TASK BRIEF
For the entries that follow, tally the lines holding the string "this". Give the total and nothing else.

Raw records
▽
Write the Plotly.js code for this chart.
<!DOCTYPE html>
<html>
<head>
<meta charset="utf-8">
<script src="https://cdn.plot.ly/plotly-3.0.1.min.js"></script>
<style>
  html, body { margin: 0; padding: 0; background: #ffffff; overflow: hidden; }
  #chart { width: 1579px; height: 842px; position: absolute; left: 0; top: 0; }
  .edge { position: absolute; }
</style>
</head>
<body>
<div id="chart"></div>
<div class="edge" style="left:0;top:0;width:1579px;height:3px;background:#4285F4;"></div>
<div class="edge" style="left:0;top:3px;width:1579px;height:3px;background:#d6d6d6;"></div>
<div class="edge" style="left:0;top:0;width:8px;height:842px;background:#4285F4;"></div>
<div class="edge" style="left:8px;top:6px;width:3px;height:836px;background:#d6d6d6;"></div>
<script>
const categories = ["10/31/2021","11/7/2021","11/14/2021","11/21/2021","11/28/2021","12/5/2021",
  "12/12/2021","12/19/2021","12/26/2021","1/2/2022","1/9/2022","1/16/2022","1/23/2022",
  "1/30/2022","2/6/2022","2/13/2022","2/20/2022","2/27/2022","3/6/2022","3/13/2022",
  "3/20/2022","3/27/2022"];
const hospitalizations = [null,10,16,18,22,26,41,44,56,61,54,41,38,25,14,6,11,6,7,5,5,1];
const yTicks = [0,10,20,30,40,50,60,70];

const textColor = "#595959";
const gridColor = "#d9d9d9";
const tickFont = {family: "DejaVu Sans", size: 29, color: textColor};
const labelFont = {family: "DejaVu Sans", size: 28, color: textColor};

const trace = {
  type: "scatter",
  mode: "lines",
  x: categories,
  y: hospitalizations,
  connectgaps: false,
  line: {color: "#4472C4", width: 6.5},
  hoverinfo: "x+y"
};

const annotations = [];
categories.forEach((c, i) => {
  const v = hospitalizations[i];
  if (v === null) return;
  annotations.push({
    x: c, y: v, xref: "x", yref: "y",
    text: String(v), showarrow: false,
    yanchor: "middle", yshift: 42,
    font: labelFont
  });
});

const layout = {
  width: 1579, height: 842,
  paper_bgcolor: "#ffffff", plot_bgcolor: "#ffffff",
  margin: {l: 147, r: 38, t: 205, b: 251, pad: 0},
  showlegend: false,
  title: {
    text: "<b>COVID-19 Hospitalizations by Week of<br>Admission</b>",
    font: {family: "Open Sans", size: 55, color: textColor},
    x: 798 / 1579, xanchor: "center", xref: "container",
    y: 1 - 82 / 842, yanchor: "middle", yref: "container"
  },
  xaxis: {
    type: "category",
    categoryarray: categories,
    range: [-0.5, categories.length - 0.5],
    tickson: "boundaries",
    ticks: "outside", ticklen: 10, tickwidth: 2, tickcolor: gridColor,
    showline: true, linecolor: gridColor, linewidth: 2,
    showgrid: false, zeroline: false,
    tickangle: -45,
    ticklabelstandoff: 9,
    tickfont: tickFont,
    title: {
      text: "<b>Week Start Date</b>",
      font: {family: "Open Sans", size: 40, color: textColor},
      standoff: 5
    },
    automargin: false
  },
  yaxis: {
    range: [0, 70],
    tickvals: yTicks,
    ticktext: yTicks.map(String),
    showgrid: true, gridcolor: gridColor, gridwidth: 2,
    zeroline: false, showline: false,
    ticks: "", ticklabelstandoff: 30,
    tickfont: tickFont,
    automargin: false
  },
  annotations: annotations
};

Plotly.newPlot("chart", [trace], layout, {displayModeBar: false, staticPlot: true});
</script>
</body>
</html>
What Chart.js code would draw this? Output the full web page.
△
▽
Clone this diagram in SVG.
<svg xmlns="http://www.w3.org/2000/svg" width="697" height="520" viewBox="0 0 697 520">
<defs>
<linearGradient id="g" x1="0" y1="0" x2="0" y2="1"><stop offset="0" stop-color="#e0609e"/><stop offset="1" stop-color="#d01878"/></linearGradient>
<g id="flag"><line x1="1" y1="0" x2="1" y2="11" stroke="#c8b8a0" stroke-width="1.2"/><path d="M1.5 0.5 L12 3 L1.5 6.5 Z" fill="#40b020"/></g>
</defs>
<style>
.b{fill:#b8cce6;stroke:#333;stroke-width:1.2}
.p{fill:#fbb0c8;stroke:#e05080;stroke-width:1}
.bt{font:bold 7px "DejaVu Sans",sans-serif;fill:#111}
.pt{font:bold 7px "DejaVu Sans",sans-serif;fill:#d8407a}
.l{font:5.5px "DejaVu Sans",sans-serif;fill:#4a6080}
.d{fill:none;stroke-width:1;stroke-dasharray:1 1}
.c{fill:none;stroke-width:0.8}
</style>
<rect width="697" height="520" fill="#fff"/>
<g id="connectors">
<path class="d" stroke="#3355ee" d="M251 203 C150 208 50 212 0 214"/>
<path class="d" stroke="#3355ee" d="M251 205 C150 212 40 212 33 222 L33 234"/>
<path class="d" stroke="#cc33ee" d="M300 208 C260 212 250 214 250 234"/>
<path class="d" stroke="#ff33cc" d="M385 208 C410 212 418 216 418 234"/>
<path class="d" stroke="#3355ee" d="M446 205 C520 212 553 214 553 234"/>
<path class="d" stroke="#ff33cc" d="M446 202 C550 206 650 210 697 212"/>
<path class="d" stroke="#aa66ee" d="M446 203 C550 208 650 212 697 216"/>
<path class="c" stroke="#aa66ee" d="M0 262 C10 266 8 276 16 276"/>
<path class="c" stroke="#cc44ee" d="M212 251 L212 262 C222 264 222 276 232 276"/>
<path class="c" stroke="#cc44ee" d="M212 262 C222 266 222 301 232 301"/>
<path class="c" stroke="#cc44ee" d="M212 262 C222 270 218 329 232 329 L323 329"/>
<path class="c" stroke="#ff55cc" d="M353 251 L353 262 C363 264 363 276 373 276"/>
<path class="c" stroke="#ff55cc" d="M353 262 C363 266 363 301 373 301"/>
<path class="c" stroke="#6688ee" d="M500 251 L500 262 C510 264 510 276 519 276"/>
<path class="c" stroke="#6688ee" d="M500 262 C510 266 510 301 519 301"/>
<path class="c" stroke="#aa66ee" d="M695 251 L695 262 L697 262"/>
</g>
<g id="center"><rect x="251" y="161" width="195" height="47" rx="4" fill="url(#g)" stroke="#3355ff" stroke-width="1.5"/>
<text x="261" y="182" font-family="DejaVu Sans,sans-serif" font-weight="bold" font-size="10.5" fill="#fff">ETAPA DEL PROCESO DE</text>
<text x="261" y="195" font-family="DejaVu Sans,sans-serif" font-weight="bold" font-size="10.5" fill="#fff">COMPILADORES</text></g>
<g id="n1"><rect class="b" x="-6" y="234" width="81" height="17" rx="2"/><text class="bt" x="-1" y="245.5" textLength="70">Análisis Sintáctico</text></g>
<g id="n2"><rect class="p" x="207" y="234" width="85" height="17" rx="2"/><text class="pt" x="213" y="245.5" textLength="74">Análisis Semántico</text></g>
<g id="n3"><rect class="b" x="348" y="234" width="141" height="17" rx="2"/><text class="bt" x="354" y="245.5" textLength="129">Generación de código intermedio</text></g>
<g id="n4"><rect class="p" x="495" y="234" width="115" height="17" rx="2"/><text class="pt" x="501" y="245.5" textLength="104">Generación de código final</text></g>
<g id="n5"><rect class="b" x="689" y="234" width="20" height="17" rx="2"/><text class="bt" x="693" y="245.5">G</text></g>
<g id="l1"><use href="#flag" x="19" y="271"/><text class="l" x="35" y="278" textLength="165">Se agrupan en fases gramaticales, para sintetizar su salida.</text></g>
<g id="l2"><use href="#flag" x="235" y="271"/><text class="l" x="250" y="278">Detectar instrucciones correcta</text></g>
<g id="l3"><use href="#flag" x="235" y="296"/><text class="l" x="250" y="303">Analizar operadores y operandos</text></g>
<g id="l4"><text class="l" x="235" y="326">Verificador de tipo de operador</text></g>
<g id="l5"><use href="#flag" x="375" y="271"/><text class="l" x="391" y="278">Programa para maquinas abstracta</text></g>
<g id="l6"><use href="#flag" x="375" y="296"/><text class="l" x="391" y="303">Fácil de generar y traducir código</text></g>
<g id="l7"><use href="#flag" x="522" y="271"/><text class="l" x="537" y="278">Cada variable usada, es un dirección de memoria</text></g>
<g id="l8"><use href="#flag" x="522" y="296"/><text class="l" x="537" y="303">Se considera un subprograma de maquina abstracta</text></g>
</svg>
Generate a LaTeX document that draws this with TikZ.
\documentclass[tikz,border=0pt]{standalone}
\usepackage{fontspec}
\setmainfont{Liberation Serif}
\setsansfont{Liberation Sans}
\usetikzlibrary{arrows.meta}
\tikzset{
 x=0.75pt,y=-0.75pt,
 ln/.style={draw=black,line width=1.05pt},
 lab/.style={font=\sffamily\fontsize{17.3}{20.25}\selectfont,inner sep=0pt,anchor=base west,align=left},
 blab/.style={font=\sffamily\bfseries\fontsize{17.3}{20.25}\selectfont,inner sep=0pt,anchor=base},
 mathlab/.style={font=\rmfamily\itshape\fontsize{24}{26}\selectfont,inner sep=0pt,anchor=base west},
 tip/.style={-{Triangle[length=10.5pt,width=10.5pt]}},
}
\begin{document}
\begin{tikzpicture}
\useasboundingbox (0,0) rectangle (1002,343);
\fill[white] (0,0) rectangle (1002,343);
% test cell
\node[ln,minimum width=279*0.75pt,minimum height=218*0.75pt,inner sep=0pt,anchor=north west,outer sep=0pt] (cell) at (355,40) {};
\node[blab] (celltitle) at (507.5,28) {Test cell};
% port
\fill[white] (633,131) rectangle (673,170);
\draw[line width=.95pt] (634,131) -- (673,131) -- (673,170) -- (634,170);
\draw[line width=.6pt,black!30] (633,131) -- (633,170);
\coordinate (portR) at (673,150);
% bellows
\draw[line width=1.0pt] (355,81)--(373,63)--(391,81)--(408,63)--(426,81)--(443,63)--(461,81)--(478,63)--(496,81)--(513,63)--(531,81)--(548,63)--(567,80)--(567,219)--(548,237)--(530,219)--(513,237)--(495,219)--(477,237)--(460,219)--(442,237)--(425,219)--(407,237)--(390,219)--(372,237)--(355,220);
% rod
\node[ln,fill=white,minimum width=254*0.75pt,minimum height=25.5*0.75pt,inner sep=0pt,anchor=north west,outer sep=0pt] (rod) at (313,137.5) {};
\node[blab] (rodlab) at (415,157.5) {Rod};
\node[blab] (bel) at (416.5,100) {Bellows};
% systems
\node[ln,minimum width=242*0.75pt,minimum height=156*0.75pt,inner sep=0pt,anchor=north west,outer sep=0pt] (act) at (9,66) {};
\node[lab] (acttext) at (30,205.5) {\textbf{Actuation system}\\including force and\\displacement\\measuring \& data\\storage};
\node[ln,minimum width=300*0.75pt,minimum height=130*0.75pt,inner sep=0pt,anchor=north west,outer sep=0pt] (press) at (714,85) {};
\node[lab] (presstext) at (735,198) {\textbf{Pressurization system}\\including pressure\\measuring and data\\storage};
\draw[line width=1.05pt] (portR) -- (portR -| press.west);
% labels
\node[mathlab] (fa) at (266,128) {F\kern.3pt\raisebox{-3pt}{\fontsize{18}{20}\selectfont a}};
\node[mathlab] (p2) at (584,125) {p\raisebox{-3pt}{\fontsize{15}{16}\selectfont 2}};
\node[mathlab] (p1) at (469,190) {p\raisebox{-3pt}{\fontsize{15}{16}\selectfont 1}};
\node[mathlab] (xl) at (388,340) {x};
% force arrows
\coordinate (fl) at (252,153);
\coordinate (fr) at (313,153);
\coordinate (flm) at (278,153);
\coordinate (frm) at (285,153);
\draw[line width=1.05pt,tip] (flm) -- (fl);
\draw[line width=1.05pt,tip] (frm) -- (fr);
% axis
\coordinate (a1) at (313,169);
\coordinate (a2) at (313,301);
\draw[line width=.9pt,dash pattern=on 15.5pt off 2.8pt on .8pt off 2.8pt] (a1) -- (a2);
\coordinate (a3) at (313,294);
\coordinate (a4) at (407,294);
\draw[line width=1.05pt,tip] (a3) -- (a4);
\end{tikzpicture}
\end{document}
△
THE ANSWER
4